I feel like a heel for saying so, but the truth is: How the hell should I know? For one thing, I'm far too close to the events themselves to be objective yet. For another thing, I was far too crazy with stress going in to the concerts to do anything more than get through them, absorb what happened, and set it aside for later appreciation and thoughtfulness. Lots of good things were said to me, and about me. I appreciate them all—and at the same time, they don't at the moment feel like they have anything to do with me.
I am too close to things to really know what's real and what's fantasy. I do myself no service by collapsing into some belief in my own genius, or allowing my ego to be inflated by praise to the point where I lose my balance and my objectivity both.
So I don't really know how the concerts went. I am not able to answer that as yet. I hope
that they were a big success, and I feel that they probably were. As with all things, time will tell. Meanwhile, I have lots of work to do on the next phase of the process, as we prepare to record the music in the studio, and then take it to the GALA conference in Denver a few weeks later.
Many friends and family all said the concerts went extremely well, and so did some total strangers. I got a lot of very positive commentary afterwards. Many people said they really loved the work. And while we were performing, there were some moments when we could see audience members in tears. They were obviously moved by the performance, which pleases me greatly.
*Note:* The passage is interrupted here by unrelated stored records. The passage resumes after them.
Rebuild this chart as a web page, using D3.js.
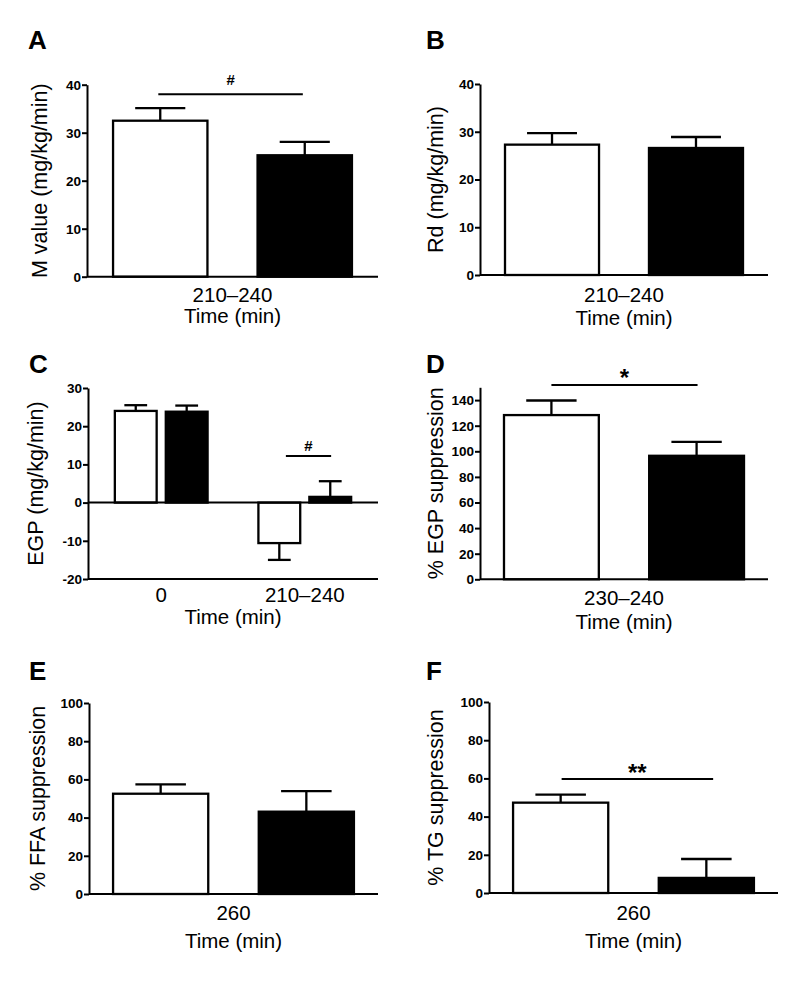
<!DOCTYPE html>
<html><head><meta charset="utf-8">
<script src="https://cdn.jsdelivr.net/npm/d3@7"></script>
<style>
html,body{margin:0;padding:0;background:#fff;}
svg{display:block;}
text{font-family:"Liberation Sans",Arial,Helvetica,sans-serif;fill:#000;}
</style>
</head><body>
<script>
// ---------- data ----------
const groups = ["white", "black"];
const catsA = ["210–240"];
const meanA = [32.5, 25.3];
const semA = [2.6, 2.8];
const ticksA = [0, 10, 20, 30, 40];
const domA = [0, 40];

const catsB = ["210–240"];
const meanB = [27.3, 26.6];
const semB = [2.4, 2.3];
const ticksB = [0, 10, 20, 30, 40];
const domB = [0, 40];

const catsC = ["0", "210–240"];
const meanCWhite = [24.0, -10.6];
const meanCBlack = [23.8, 1.5];
const semCWhite = [1.5, 4.4];
const semCBlack = [1.6, 4.1];
const ticksC = [-20, -10, 0, 10, 20, 30];
const domC = [-20, 30];

const catsD = ["230–240"];
const meanD = [128.3, 96.5];
const semD = [11.4, 10.9];
const ticksD = [0, 20, 40, 60, 80, 100, 120, 140];
const domD = [0, 150];

const catsE = ["260"];
const meanE = [52.5, 43.1];
const semE = [4.9, 10.8];
const ticksE = [0, 20, 40, 60, 80, 100];
const domE = [0, 100];

const catsF = ["260"];
const meanF = [47.3, 7.9];
const semF = [4.2, 9.9];
const ticksF = [0, 20, 40, 60, 80, 100];
const domF = [0, 100];

const yLabels = ["M value (mg/kg/min)", "Rd (mg/kg/min)", "EGP (mg/kg/min)",
  "% EGP suppression", "% FFA suppression", "% TG suppression"];
const letters = ["A", "B", "C", "D", "E", "F"];
const xTitle = "Time (min)";
const sigA = {label: "#", value: 38.0, cat: 0};
const sigC = {label: "#", value: 12.2, cat: 1};
const sigD = {label: "*", value: 151.8, cat: 0};
const sigF = {label: "**", value: 59.7, cat: 0};

function rows1(cats, means, sems) {
  return groups.map((g, i) => ({cat: cats[0], group: g, mean: means[i], sem: sems[i]}));
}
const rowsC = [];
catsC.forEach((c, i) => {
  rowsC.push({cat: c, group: "white", mean: meanCWhite[i], sem: semCWhite[i]});
  rowsC.push({cat: c, group: "black", mean: meanCBlack[i], sem: semCBlack[i]});
});

// ---------- layout (positions only) ----------
const panels = [
  {cats: catsA, rows: rows1(catsA, meanA, semA), ticks: ticksA, dom: domA, sig: sigA,
   L: 87, R: 378, yTop: 84.7, yBot: 276.7, pi0: 0, po0: 0.104, pi1: 0.333,
   letter: [28, 49], ylabX: 47, catDy: 25, timeDy: 46, sigF0: 0.48, sigF1: 0.48, sigDy: -9, sigSize: 15},
  {cats: catsB, rows: rows1(catsB, meanB, semB), ticks: ticksB, dom: domB, sig: null,
   L: 480, R: 768, yTop: 84, yBot: 275, pi0: 0, po0: 0.10, pi1: 0.333,
   letter: [426, 49], ylabX: 443, catDy: 26.5, timeDy: 49.5},
  {cats: catsC, rows: rowsC, ticks: ticksC, dom: domC, sig: sigC,
   L: 88, R: 378, yTop: 388, yBot: 579, pi0: 0.34, po0: 0.18, pi1: 0.14,
   letter: [29, 373], ylabX: 43, catDy: 22.5, timeDy: 44.5, sigF0: 0.65, sigF1: 0.52, sigDy: -5, sigSize: 15, zero: true},
  {cats: catsD, rows: rows1(catsD, meanD, semD), ticks: ticksD, dom: domD, sig: sigD,
   L: 480, R: 768, yTop: 387.3, yBot: 579.3, pi0: 0, po0: 0.095, pi1: 0.333,
   letter: [426, 373], ylabX: 443, catDy: 25.7, timeDy: 50, sigF0: 0.5, sigF1: 0.51, sigDy: 1, sigSize: 24},
  {cats: catsE, rows: rows1(catsE, meanE, semE), ticks: ticksE, dom: domE, sig: null,
   L: 89, R: 378, yTop: 703, yBot: 894, pi0: 0, po0: 0.095, pi1: 0.333,
   letter: [29, 680], ylabX: 45, catDy: 26, timeDy: 53.5},
  {cats: catsF, rows: rows1(catsF, meanF, semF), ticks: ticksF, dom: domF, sig: sigF,
   L: 489, R: 778, yTop: 702, yBot: 893, pi0: 0, po0: 0.095, pi1: 0.333,
   letter: [426, 680], ylabX: 443, catDy: 27, timeDy: 54.5, sigF0: 0.51, sigF1: 0.57, sigDy: 2, sigSize: 24}
];

const svg = d3.select("body").append("svg").attr("width", 794).attr("height", 986);
svg.append("rect").attr("width", 794).attr("height", 986).attr("fill", "#fff");

panels.forEach((p, idx) => {
  const g = svg.append("g");
  const y = d3.scaleLinear().domain(p.dom).range([p.yBot, p.yTop]);
  const x0 = d3.scaleBand().domain(p.cats).range([p.L, p.R]).paddingInner(p.pi0).paddingOuter(p.po0);
  const x1 = d3.scaleBand().domain(groups).range([0, x0.bandwidth()]).paddingInner(p.pi1).paddingOuter(0);
  const bw = x1.bandwidth();
  const capW = bw * 0.52;

  p.rows.forEach(r => {
    const bx = x0(r.cat) + x1(r.group);
    const yv = y(r.mean), y0 = y(0);
    const sign = r.mean >= 0 ? 1 : -1;
    const ye = y(r.mean + sign * r.sem);
    const cx = bx + bw / 2;
    g.append("line").attr("x1", cx).attr("x2", cx).attr("y1", yv).attr("y2", ye)
      .attr("stroke", "#000").attr("stroke-width", 2.3);
    g.append("line").attr("x1", cx - capW / 2).attr("x2", cx + capW / 2).attr("y1", ye).attr("y2", ye)
      .attr("stroke", "#000").attr("stroke-width", 2.3);
    g.append("rect").attr("x", bx + 1).attr("width", bw - 2)
      .attr("y", Math.min(yv, y0)).attr("height", Math.abs(y0 - yv))
      .attr("fill", r.group === "white" ? "#fff" : "#000")
      .attr("stroke", "#000").attr("stroke-width", 2.3);
  });

  if (p.zero) {
    g.append("line").attr("x1", p.L).attr("x2", p.R).attr("y1", y(0)).attr("y2", y(0))
      .attr("stroke", "#000").attr("stroke-width", 2);
  }

  const ya = g.append("g").attr("transform", `translate(${p.L},0)`)
    .call(d3.axisLeft(y).tickValues(p.ticks).tickSizeOuter(0).tickSizeInner(5).tickPadding(1)
      .tickFormat(d => String(d)));
  ya.attr("font-size", null).attr("font-family", null);
  ya.selectAll("path,line").attr("stroke", "#000").attr("stroke-width", 2);
  ya.selectAll("text").style("font-family", "'Liberation Sans', Arial, sans-serif")
    .style("font-size", "13.5px").style("font-weight", "bold").attr("fill", "#000");

  const xa = g.append("g").attr("transform", `translate(0,${p.yBot})`)
    .call(d3.axisBottom(x0).tickSize(0).tickSizeOuter(0));
  xa.attr("font-size", null).attr("font-family", null);
  xa.select("path").attr("stroke", "#000").attr("stroke-width", 2).attr("d", `M${p.L},0H${p.R}`);
  xa.selectAll("text").style("font-family", "'Liberation Sans', Arial, sans-serif")
    .style("font-size", "20.5px").attr("fill", "#000").attr("y", p.catDy).attr("dy", 0);

  g.append("text").attr("x", (p.L + p.R) / 2).attr("y", p.yBot + p.timeDy)
    .attr("text-anchor", "middle").style("font-size", "20.5px").text(xTitle);

  const ym = (p.yTop + p.yBot) / 2;
  g.append("text").attr("transform", `translate(${p.ylabX},${ym}) rotate(-90)`)
    .attr("text-anchor", "middle").style("font-size", "21.5px").text(yLabels[idx]);

  g.append("text").attr("x", p.letter[0]).attr("y", p.letter[1])
    .style("font-size", "26px").style("font-weight", "bold").text(letters[idx]);

  if (p.sig) {
    const s = p.sig, c = p.cats[s.cat];
    const xs = x0(c) + x1("white") + bw * p.sigF0;
    const xe = x0(c) + x1("black") + bw * p.sigF1;
    const ys = y(s.value);
    g.append("line").attr("x1", xs).attr("x2", xe).attr("y1", ys).attr("y2", ys)
      .attr("stroke", "#000").attr("stroke-width", 2);
    g.append("text").attr("x", (xs + xe) / 2).attr("y", ys + p.sigDy)
      .attr("text-anchor", "middle").style("font-size", p.sigSize + "px").style("font-weight", "bold")
      .text(s.label);
  }
});
</script>
</body></html>
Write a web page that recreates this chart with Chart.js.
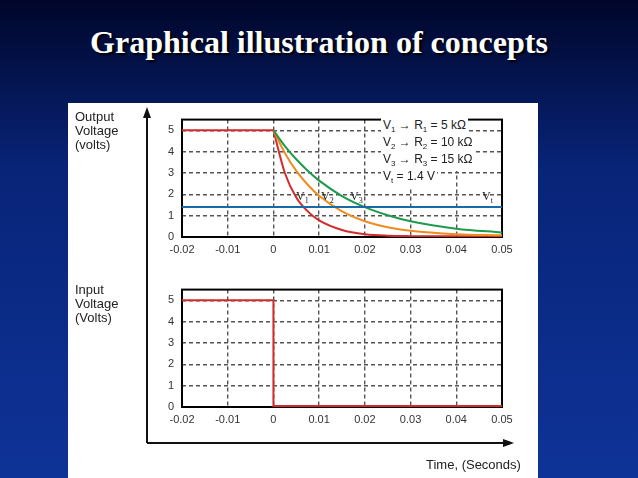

The thing you have to remember is: everyone in this audience wanted us to succeed. They support us, they support me, and that's wonderful! Nonetheless, it will probably be some time before I can be genuinely objective about this experience. Am I grateful? Beyond what words can say. Am I hoping to do more? Yes indeed.
Meanwhile, all I can say is that I'm incredibly grateful to have had the opportunity to write this large choral work, and to have been commissioned to do so. I'm incredibly grateful to all involved who made it happen; to all who attended; especially for family and friends who drove or flew thousands of miles just to be here for the concert premieres; and to all who sent their well-wishes even though they could not attend. This has been a major positive force in my life, these past months. And this is only the beginning. There will be other performances of Heartlands
to come. and other new commissions to compose and write. I look forward to all of that, and I will be eternally grateful to all concerned for every aspect of this experience that has carried through my life for many months now. It's just the beginning. I have a long list of things to do, next, now that this concert series is complete, and the next phase begins.
Thank you all. Someday I'll talk more about how I felt about the concerts, before, during, and after. But not for at least a few more days.